What to work on
Answer with a single number: how many lines in the listing below include "Reproduce"?

:::

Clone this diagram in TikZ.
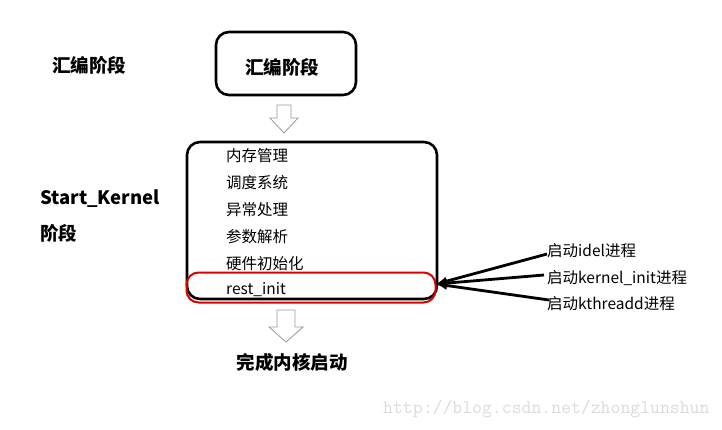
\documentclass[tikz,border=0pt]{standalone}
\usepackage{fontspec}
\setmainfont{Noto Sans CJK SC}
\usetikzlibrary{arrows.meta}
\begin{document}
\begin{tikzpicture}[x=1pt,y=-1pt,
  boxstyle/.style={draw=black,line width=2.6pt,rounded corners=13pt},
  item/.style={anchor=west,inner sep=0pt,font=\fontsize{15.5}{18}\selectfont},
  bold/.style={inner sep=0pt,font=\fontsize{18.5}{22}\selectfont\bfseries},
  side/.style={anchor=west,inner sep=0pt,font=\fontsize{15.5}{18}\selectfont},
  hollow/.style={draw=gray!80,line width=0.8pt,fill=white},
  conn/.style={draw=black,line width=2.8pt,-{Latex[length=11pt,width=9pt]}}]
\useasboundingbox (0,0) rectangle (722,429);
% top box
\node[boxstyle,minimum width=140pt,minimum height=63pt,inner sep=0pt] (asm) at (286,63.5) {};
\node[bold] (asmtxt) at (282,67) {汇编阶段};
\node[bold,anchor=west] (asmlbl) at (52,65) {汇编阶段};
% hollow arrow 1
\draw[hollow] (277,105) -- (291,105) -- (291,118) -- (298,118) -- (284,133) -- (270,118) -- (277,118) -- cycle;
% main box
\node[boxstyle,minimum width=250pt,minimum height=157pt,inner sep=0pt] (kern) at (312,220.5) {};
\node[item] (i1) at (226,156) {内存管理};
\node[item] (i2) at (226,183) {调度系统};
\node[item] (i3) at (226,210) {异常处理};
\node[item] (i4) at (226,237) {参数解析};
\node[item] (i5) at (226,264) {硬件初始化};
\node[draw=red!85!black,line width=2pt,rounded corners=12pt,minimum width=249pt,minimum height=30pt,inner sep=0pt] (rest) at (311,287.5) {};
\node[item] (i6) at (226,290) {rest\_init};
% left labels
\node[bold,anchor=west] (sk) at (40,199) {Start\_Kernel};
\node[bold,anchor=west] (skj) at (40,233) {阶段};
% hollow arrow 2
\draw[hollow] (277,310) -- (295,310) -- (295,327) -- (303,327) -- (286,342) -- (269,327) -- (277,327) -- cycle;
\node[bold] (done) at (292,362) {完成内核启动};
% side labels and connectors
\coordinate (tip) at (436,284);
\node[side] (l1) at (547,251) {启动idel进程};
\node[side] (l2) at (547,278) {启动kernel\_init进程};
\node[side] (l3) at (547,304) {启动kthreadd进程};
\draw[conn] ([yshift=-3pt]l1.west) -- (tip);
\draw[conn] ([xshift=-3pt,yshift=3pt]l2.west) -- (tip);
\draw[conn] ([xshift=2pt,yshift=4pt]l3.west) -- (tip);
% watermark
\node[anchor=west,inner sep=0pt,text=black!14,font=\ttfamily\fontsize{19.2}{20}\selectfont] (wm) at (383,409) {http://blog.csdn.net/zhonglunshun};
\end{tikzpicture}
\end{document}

:::

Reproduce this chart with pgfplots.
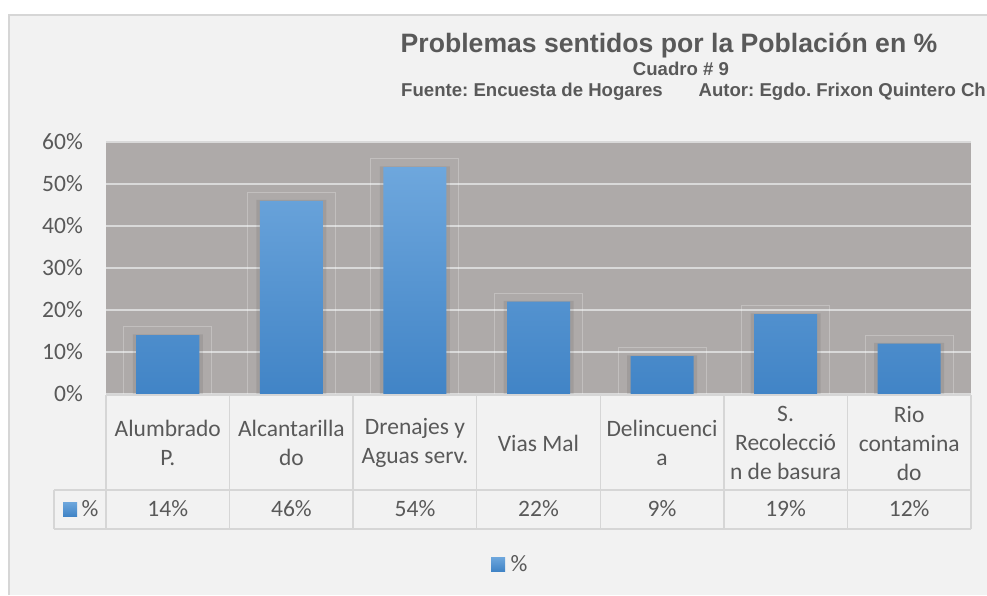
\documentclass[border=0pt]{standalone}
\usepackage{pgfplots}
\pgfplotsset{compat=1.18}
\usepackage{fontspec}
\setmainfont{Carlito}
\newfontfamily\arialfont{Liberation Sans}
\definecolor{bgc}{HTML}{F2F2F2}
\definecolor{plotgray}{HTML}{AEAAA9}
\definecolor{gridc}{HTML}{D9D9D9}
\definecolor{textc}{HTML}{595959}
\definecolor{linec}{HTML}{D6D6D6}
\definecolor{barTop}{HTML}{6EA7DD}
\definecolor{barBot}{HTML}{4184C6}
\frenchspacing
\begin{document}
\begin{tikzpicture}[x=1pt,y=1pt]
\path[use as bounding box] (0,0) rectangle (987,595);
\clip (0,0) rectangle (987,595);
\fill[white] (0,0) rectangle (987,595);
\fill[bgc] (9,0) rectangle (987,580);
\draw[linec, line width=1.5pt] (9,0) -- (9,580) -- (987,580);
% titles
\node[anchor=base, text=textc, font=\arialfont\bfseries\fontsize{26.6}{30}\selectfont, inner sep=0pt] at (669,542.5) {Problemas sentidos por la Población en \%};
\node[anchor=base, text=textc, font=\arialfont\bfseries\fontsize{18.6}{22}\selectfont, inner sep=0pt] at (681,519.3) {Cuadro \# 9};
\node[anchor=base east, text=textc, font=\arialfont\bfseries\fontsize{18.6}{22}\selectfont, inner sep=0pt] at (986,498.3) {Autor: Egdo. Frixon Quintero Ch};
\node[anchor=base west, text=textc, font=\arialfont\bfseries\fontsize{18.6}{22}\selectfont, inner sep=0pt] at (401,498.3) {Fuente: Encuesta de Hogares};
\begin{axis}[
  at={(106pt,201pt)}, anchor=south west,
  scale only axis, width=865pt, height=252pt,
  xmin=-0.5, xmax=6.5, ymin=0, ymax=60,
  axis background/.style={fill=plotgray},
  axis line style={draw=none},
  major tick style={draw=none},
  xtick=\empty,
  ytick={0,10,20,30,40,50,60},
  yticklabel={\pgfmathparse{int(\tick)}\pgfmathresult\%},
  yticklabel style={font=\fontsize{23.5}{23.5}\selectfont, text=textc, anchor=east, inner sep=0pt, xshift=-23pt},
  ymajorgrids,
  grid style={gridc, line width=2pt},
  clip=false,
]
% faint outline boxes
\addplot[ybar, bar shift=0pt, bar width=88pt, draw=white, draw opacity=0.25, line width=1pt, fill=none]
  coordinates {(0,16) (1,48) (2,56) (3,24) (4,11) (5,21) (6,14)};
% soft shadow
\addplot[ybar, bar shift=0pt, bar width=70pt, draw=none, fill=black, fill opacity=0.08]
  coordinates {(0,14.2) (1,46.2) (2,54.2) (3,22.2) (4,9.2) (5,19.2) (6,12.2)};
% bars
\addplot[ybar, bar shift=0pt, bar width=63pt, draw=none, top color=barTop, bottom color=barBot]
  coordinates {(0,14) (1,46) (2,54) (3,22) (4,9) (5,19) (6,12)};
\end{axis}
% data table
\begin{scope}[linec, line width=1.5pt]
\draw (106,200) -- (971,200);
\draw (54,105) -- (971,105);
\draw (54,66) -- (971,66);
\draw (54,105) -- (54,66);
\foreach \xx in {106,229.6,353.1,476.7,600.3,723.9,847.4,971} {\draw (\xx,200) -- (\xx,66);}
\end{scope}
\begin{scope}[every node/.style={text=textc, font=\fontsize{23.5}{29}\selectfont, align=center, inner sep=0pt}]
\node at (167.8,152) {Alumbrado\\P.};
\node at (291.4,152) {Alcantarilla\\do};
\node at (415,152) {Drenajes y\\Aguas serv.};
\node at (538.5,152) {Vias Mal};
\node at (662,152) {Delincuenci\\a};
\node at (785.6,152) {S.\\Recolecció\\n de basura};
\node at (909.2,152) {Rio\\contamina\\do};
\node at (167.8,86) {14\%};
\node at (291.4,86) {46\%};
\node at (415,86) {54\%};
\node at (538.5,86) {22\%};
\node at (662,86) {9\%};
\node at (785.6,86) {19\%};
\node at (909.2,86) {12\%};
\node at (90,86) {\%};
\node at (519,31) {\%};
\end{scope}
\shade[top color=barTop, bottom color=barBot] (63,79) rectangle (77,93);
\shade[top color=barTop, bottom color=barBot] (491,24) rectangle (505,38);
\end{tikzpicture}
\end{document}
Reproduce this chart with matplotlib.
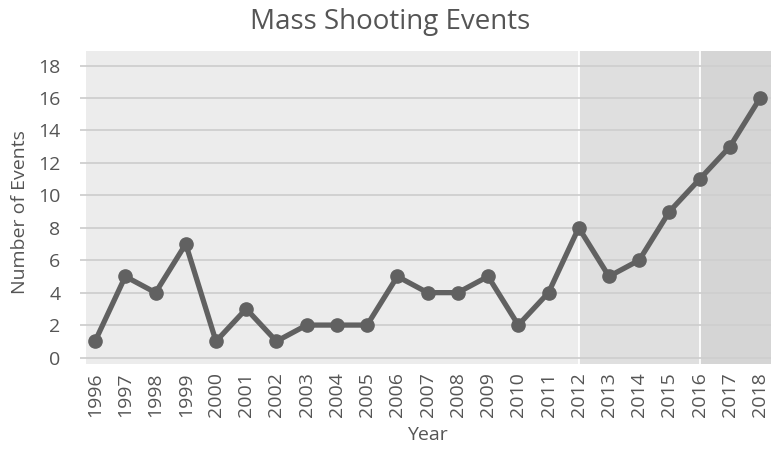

:::

Answer for the task
2